ATLANTA, GA - MARCH 08:  Sebastian the Ibis, the Miami Hurricanes mascot, gestures during their first round game of 2012 ACC Men's Basketball Conferene Tournament against the Georgia Tech Yellow Jackets at Philips Arena on March 8, 2012 in Atlanta, Georgia.  (Photo by Streeter Lecka/Getty Images)
Streeter Lecka/Getty Images
Randy ChambersAnalyst IMay 20, 2013

The finger pointing has begun.

The Miami Hurricanes are set to appear in front of the NCAA Committee on Infractions in the middle of June in hopes of finally settling the scandal involving former booster Nevin Shapiro.

But before that takes place, one former Miami coach wants you to know all of the things accused of Miami is nothing compared to what the SEC does.

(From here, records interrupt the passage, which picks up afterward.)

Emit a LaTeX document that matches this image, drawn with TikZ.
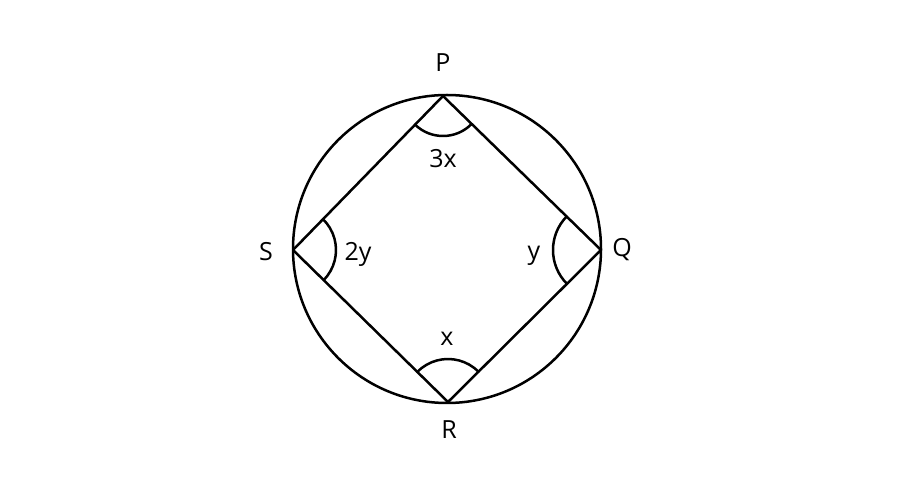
\documentclass[tikz,border=0pt]{standalone}
\usepackage{fontspec}
\setmainfont{Open Sans}
\usepackage{tikz}
\usetikzlibrary{angles}
\usetikzlibrary{positioning}

\tikzset{
    edge/.style={line width=1.25pt, color=black},
    anglearc/.style={draw, line width=1.25pt},
    vertexlabel/.style={font=\fontsize{12.5}{15}\selectfont, inner sep=0pt},
    anglelabel/.style={font=\fontsize{12.5}{15}\selectfont, inner sep=0pt}
}

\begin{document}
\begin{tikzpicture}[x=0.5pt, y=-0.5pt, line cap=round, line join=round]
    % frame
    \useasboundingbox (0,0) rectangle (917,502);

    % circle
    \coordinate (O) at (447,249);
    \draw[edge] (O) circle (77pt);

    % vertices
    \coordinate (P) at (443,96);
    \coordinate (Q) at (601,250);
    \coordinate (R) at (448,402);
    \coordinate (S) at (293,250);

    % quadrilateral
    \draw[edge] (P) -- (Q) -- (R) -- (S) -- cycle;

    % angles
    \path (P) pic[anglearc, angle radius=20pt] {angle=S--P--Q};
    \path (Q) pic[anglearc, angle radius=24pt] {angle=P--Q--R};
    \path (R) pic[anglearc, angle radius=21.5pt] {angle=Q--R--S};
    \path (S) pic[anglearc, angle radius=21.5pt] {angle=R--S--P};

    % vertex labels
    \node[vertexlabel] (labP) at (443,63) {P};
    \node[vertexlabel] (labQ) at (622,250) {Q};
    \node[vertexlabel] (labR) at (449,430) {R};
    \node[vertexlabel] (labS) at (266,252) {S};

    % angle labels
    \node[anglelabel] (ang3x) at (443,159) {3x};
    \node[anglelabel] (angx) at (447,339) {x};
    \node[anglelabel] (ang2y) at (358,254) {2y};
    \node[anglelabel] (angy) at (534,256) {y};

\end{tikzpicture}
\end{document}
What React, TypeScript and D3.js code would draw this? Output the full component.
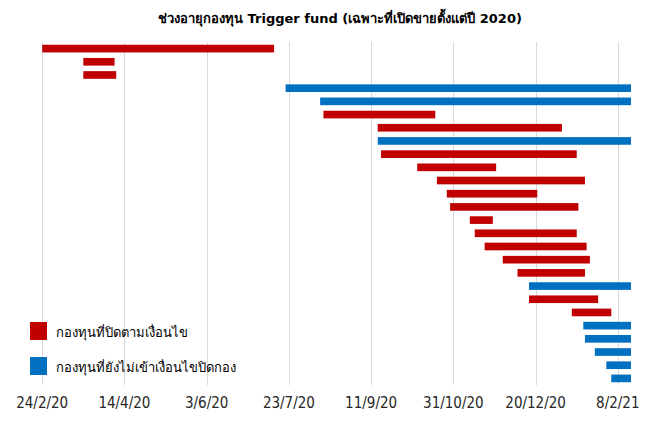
import { useEffect, useRef } from 'react';
import * as d3 from 'd3';

// one row per fund, top to bottom; end === null means still open on asOfDate
const fundStarts = [
	'2020-02-24', '2020-03-20', '2020-03-20', '2020-07-21', '2020-08-11',
	'2020-08-13', '2020-09-15', '2020-09-15', '2020-09-17', '2020-10-09',
	'2020-10-21', '2020-10-27', '2020-10-29', '2020-11-10', '2020-11-13',
	'2020-11-19', '2020-11-30', '2020-12-09', '2020-12-16', '2020-12-16',
	'2021-01-11', '2021-01-18', '2021-01-19', '2021-01-25', '2021-02-01',
	'2021-02-04',
];

const fundEnds: (string | null)[] = [
	'2020-07-14', '2020-04-08', '2020-04-09', null, null,
	'2020-10-20', '2021-01-05', null, '2021-01-14', '2020-11-26',
	'2021-01-19', '2020-12-21', '2021-01-15', '2020-11-24', '2021-01-14',
	'2021-01-20', '2021-01-22', '2021-01-19', null, '2021-01-27',
	'2021-02-04', null, null, null, null,
	null,
];

const asOfDate = '2021-02-16';

const tickDates = [
	'2020-02-24', '2020-04-14', '2020-06-03', '2020-07-23',
	'2020-09-11', '2020-10-31', '2020-12-20', '2021-02-08',
];

const legendLabels = ['กองทุนที่ปิดตามเงื่อนไข', 'กองทุนที่ยังไม่เข้าเงื่อนไขปิดกอง'];
const legendColors = ['#C00000', '#0070C0'];

const title = 'ช่วงอายุกองทุน Trigger fund (เฉพาะที่เปิดขายตั้งแต่ปี 2020)';

const width = 658;
const height = 427;

export default function App() {
	const svgRef = useRef<SVGSVGElement>(null);

	useEffect(() => {
		if (!svgRef.current) return;
		const svg = d3.select(svgRef.current);
		svg.selectAll('*').remove();

		const parse = d3.utcParse('%Y-%m-%d');
		const fmt = d3.utcFormat('%-d/%-m/%y');

		const x = d3
			.scaleUtc()
			.domain([parse(tickDates[0])!, parse(asOfDate)!])
			.range([42.2, 631]);

		const rows = fundStarts.map((s, i) => ({
			id: String(i),
			start: parse(s)!,
			end: parse(fundEnds[i] ?? asOfDate)!,
			open: fundEnds[i] === null,
		}));

		const y = d3
			.scaleBand<string>()
			.domain(rows.map((r) => r.id))
			.range([42, 385])
			.paddingInner(0.42)
			.paddingOuter(0.21);

		// title
		svg
			.append('text')
			.attr('x', 340)
			.attr('y', 23)
			.attr('text-anchor', 'middle')
			.attr('font-family', 'Tahoma, "DejaVu Sans", sans-serif')
			.attr('font-size', '13px')
			.attr('font-weight', 'bold')
			.attr('fill', '#000')
			.text(title);

		// vertical gridlines
		const ticks = tickDates.map((d) => parse(d)!);
		svg
			.append('g')
			.selectAll('line')
			.data(ticks)
			.enter()
			.append('line')
			.attr('x1', (d) => Math.round(x(d)) + 0.5)
			.attr('x2', (d) => Math.round(x(d)) + 0.5)
			.attr('y1', 42)
			.attr('y2', 385)
			.attr('stroke', '#D9D9D9')
			.attr('stroke-width', 1);

		// bars
		svg
			.append('g')
			.selectAll('rect')
			.data(rows)
			.enter()
			.append('rect')
			.attr('x', (d) => x(d.start))
			.attr('width', (d) => x(d.end) - x(d.start))
			.attr('y', (d) => y(d.id)!)
			.attr('height', y.bandwidth())
			.attr('fill', (d) => (d.open ? legendColors[1] : legendColors[0]));

		// x axis labels
		svg
			.append('g')
			.selectAll('text')
			.data(ticks)
			.enter()
			.append('text')
			.attr('x', (d) => x(d))
			.attr('y', 408)
			.attr('text-anchor', 'middle')
			.attr('font-family', '"Liberation Sans Narrow", "DejaVu Sans Condensed", sans-serif')
			.attr('font-size', '15px')
			.attr('fill', '#262626')
			.text((d) => fmt(d));

		// legend
		const legend = svg
			.append('g')
			.selectAll('g')
			.data(legendLabels)
			.enter()
			.append('g')
			.attr('transform', (_, i) => `translate(30,${322 + i * 35})`);

		legend
			.append('rect')
			.attr('width', 17)
			.attr('height', 18)
			.attr('fill', (_, i) => legendColors[i]);

		legend
			.append('text')
			.attr('x', 26)
			.attr('y', 15)
			.attr('font-family', '"Liberation Sans Narrow", "DejaVu Sans Condensed", sans-serif')
			.attr('font-size', '13px')
			.attr('fill', '#000')
			.text((d) => d);
	}, []);

	return (
		<svg
			ref={svgRef}
			width={width}
			height={height}
			style={{ position: 'absolute', left: 0, top: 0, background: '#fff' }}
		/>
	);
}
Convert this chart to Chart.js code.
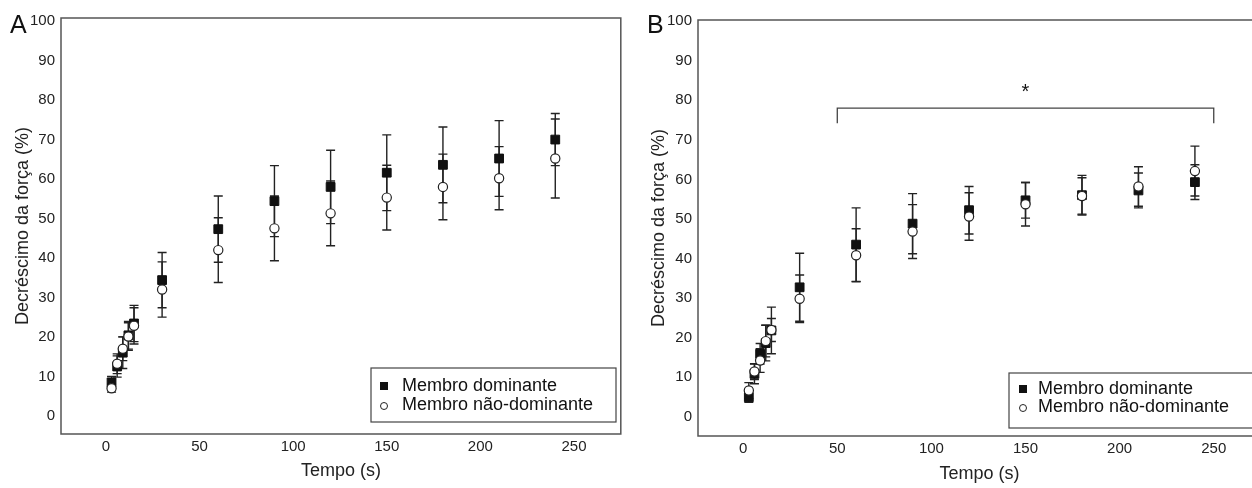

One former UM coach accused of wrongdoings complained privately that what the ex-UM coaches allegedly did paled in comparison to unreported violations committed in the SEC.  Barry Jackson of the Miami Herald reported. (h/t CBS Sports)

The childish behavior continues. This is the type of stuff that you do when you are eight-years-old. You get caught doing something wrong and immediately begin looking for somebody else to blame. Yeah, I know my hand was caught digging in the cookie jar before dinner, but look at Billy, he ate cookies and a piece of the apple pie. He is truly the one you want to punish.

Does any of this really matter at the end of the day? Better question, is any of this really new to the college football world? Much like baseball is dealing with performance enhancing drugs, college sports has been dealing with scandals and cheating for quite some time now.

Barrett Sallee of Bleacher Report recently wrote an article on cheating in recruiting. In a poll question, 76.4 percent of nearly 2,000 people believe that everybody cheats in one way or another to gain an advantage. He also pointed out in the piece that the Wall Street Journal reported in 2011 that only 17 Football Bowl Subdivision (FBS) programs have never been found guilty of a major violation.

So what is the bickering about?

According to the Yahoo Sports report that surfaced in 2011, Miami players allegedly accepted everything under the sun from money, trips on yachts, jewelry, and even a case of paying for an abortion.

Is it possible that crazier things happen behind closed doors? You would be naive to think differently. Nevertheless, a major violation is still a major violation. Pointing fingers and throwing others under the bus isn't the right way in handling things. It also won't help get Miami out of this big mess.